United States Court of Appeals, Second Circuit (1990)

Facts

Issue

Holding — Per Curiam

Rule

Reasoning

Deep Dive: How the Court Reached Its Decision

Personal Jurisdiction

The U.S. Court of Appeals for the Second Circuit emphasized that personal jurisdiction over a defendant in a diversity action in the U.S. District Court for the Southern District of New York is determined by New York's jurisdictional statutes. In this case, the relevant statute was New York's long-arm statute, N.Y.Civ.Prac.L. R. 302(a). The court found it inconceivable that this statute could confer jurisdiction over the defendants since the record and Beekman's complaint revealed no relevant contacts with New York. The court considered the argument for personal jurisdiction to be patently frivolous, as none of the appellees had engaged in any conduct that would establish such jurisdiction under New York law.
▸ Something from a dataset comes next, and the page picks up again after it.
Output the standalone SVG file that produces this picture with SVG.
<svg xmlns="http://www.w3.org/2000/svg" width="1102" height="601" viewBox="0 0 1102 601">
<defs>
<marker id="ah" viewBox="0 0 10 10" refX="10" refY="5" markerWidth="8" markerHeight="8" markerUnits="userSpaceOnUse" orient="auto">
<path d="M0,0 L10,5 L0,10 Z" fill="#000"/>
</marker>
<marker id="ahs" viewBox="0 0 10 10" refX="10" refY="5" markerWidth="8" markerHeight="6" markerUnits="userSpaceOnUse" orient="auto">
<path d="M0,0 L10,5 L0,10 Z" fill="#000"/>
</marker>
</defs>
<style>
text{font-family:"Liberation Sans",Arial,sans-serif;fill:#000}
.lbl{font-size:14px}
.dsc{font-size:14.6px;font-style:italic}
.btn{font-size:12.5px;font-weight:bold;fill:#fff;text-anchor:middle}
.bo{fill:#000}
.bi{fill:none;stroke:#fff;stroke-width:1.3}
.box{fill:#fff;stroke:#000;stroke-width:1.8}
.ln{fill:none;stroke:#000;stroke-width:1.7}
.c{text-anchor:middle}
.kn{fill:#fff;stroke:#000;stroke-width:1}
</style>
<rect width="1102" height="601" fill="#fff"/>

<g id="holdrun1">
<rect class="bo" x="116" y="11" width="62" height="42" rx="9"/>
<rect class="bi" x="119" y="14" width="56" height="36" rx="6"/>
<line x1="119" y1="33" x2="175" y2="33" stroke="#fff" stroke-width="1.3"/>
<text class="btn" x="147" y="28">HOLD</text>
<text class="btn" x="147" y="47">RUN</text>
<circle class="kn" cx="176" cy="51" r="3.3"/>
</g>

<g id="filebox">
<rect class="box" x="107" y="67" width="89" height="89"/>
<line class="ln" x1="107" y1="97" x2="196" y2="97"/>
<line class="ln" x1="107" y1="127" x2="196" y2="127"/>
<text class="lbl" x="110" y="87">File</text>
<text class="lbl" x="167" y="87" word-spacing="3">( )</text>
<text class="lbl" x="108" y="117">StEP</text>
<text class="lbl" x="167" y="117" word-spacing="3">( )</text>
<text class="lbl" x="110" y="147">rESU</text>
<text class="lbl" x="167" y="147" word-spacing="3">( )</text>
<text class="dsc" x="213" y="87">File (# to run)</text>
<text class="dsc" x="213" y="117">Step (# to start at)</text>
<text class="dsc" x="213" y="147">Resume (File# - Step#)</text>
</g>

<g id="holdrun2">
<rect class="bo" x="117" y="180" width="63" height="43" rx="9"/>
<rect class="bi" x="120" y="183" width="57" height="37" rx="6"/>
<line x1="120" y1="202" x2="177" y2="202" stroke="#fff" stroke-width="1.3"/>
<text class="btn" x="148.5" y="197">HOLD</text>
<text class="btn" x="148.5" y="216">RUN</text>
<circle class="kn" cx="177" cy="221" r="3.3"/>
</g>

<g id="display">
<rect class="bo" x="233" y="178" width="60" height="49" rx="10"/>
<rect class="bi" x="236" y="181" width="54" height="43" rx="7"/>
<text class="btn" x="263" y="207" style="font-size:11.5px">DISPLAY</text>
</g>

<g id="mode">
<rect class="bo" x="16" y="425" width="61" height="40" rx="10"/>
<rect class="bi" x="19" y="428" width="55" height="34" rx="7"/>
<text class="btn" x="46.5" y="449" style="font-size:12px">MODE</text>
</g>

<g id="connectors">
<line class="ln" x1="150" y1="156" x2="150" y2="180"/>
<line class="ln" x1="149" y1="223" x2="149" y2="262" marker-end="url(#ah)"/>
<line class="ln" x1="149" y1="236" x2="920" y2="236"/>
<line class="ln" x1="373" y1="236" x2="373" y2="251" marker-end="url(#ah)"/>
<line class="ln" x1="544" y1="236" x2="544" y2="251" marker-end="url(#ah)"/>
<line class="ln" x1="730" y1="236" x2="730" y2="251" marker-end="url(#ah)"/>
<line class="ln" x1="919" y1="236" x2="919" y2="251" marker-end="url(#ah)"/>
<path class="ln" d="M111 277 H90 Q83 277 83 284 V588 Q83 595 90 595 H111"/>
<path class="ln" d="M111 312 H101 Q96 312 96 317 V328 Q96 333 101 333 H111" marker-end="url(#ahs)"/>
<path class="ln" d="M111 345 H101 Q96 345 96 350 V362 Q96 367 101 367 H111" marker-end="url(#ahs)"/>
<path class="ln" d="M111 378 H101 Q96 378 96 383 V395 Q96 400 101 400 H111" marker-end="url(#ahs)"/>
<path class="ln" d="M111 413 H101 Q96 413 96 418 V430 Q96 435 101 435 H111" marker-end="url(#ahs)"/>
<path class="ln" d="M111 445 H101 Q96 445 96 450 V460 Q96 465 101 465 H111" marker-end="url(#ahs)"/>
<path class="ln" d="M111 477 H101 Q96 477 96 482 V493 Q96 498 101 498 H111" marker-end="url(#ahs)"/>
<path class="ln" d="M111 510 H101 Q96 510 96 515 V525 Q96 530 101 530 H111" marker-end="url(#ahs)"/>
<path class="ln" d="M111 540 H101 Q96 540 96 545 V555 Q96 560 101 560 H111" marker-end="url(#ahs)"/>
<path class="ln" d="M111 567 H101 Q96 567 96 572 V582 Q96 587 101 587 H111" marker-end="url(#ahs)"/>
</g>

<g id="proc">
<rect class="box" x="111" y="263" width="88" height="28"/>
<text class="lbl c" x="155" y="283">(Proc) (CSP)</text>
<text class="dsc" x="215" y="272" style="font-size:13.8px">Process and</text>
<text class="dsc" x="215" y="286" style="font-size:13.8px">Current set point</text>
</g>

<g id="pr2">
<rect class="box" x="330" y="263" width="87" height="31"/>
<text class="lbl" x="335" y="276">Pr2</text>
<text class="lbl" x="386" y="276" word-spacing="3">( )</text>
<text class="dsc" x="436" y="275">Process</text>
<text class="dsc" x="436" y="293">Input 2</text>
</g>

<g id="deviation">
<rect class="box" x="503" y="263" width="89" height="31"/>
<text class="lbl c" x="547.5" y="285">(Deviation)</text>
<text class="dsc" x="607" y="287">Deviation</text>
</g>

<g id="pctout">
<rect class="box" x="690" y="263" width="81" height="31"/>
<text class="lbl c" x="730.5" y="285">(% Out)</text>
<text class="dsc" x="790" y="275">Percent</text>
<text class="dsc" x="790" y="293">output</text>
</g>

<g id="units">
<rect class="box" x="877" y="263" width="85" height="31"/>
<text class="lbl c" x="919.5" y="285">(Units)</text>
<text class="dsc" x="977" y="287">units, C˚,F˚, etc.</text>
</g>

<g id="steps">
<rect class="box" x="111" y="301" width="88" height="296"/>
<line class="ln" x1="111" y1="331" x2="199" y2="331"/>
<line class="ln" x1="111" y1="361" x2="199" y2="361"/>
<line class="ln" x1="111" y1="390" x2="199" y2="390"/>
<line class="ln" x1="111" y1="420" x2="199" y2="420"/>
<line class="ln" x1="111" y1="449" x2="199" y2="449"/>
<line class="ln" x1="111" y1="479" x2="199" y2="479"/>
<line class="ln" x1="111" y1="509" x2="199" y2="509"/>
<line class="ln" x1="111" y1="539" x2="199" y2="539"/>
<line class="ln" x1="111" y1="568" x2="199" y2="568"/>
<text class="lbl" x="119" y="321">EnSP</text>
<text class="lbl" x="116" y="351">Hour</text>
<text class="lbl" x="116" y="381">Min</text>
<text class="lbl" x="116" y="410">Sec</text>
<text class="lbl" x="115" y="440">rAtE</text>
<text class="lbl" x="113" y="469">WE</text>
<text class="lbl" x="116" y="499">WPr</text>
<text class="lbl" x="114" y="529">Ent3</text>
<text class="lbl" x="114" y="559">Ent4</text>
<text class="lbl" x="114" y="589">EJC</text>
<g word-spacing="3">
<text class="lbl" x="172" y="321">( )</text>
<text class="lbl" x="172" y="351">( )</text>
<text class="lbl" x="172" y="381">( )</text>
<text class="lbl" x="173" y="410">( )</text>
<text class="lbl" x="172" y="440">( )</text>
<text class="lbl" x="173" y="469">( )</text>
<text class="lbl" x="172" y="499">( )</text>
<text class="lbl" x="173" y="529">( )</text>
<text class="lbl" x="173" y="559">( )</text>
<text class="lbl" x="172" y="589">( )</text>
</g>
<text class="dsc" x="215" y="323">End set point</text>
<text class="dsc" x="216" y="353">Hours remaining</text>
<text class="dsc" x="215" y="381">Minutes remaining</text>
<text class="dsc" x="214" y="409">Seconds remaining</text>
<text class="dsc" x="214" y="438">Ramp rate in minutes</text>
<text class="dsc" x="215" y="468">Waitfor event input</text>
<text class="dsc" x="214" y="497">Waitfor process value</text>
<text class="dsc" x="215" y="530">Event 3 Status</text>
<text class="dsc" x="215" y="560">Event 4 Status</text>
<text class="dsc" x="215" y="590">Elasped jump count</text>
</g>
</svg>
This lack of jurisdiction was a primary reason for affirming the district court's dismissal of the action against all defendants except Harris.

Legally Cognizable Claims

The court analyzed whether Beekman had stated legally cognizable claims against the appellees. It concluded that Beekman failed to present any viable legal claims, as described by the district court. The claims were characterized as "not legally cognizable," "fail[ing] to state a claim," and even "patently baseless." Specifically, Philbo provided documentation to Beekman indicating that the claims against it and its principal, Avery, lacked any factual basis. Furthermore, Stationers and Bolke were deemed even further removed from the initial transaction involving Beekman and Harris. The court agreed with the district court's assessment that no valid claims existed against these defendants, further justifying the dismissal of the case.

Frivolous Appeal and Sanctions

The court found Beekman's appeal to be frivolous, as it advanced meritless arguments that served no purpose other than to harass the prevailing party and subject it to undue time and expense. Rule 38 of the Federal Rules of Appellate Procedure allows for the imposition of sanctions when an appeal is deemed frivolous. The court noted that a party losing in the district court has the right to pursue bona fide arguments on appeal, but it does not have a license to clog the appellate docket with baseless claims. The court held that the frivolous nature of Beekman's appeal justified the imposition of sanctions, awarding appellees both their attorneys' fees and costs incurred on appeal.

Joint Liability for Attorney's Fees

In addition to awarding sanctions, the court directed that Beekman's attorney, Harold Klapper, be held jointly and severally liable for the attorneys' fees and costs awarded to the appellees. This decision was based on the role of Klapper in advancing the frivolous appeal, thereby contributing to the unnecessary expenses incurred by the appellees. The court's imposition of joint liability served as a penalty against Klapper for engaging in litigation practices that lacked legal merit. By holding the attorney accountable, the court aimed to deter similar conduct in the future and ensure that legal practitioners respect the integrity of the judicial process.

Remand for Determination of Sanctions

The court remanded the case to the district court for the determination of the appropriate amounts of attorneys' fees and costs to be awarded to the appellees. This remand allowed the district court to assess the specific expenses incurred by the appellees due to Beekman's frivolous appeal. By doing so, the court ensured that the sanctions imposed were just and proportionate to the undue time and costs inflicted on the appellees. The remand for further proceedings was consistent with the court's opinion, providing a mechanism for equitable relief to the appellees and reinforcing the standards of responsible appellate advocacy.